Telikeda Bolli is a 2012 Indian Tulu-language comedy film directed by P. H. Vishwanath and written by Devadas Kapikad. The film stars Arjun Kapikad and Ashrita Shetty in the lead roles along with Devadas Kapikad (in his Tulu acting debut), Naveen D. Padil, Aravind Bolar, Gopinath Bhat, Bhojaraj Vamanjoor, and Karnoor Mohan Rai.
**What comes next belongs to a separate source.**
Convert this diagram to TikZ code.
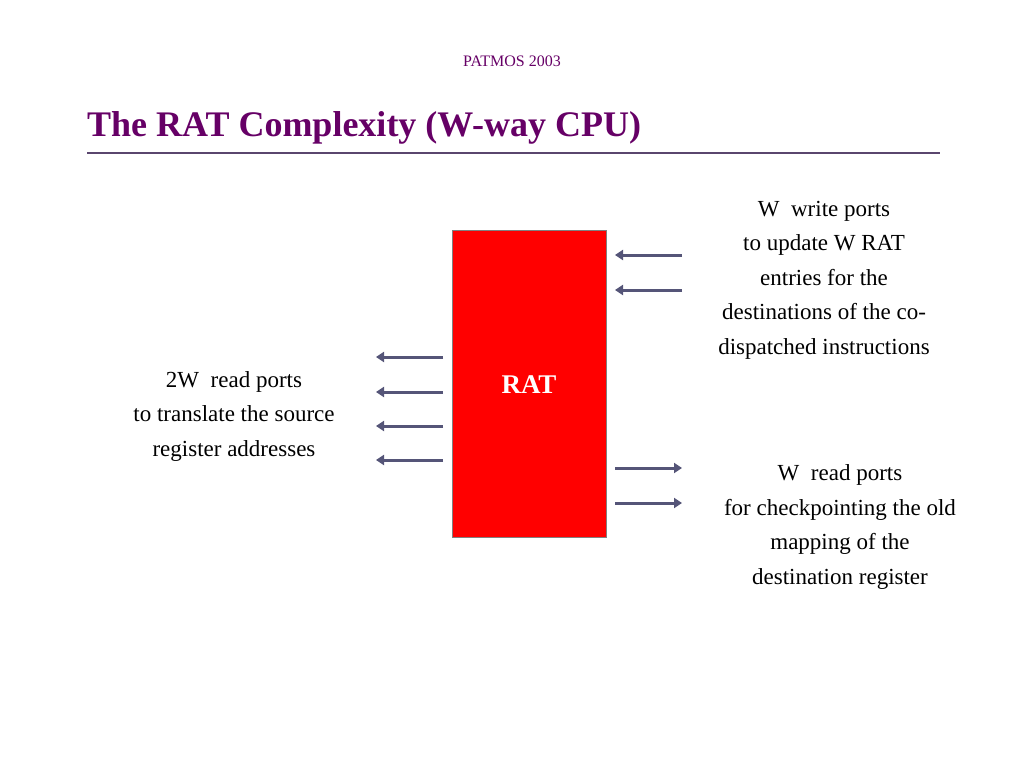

The movie, produced by Sudhir Kamath and Sharmila Kapikad under the banner of Central Cinemas, is released simultaneously at Mangaluru, Udupi, Karkala, Belthangady and Moodabidri on 6 December 2012.

==Cast==
- Arjun Kapikad
- Ashrita Shetty
- Devadas Kapikad
- Naveen D. Padil
- Aravind Bolar
- Gopinath Bhat
- Bhojaraj Vamanjoor
- Sandeep Shetty
- Vaishali Shetty
- Sarojini Shetty
- Karnoor Mohan Rai

==Soundtrack==
The soundtracks of the film was composed by Gurukiran. The audio launch was held on 8 November 2012 in Mangalore. The song "Swarga Nisarga" from the Kannada film Aarambha (2015) was reused from this film and was nominated for the Limca Book of Records for the world's first 'Ulta' (Reverse) song.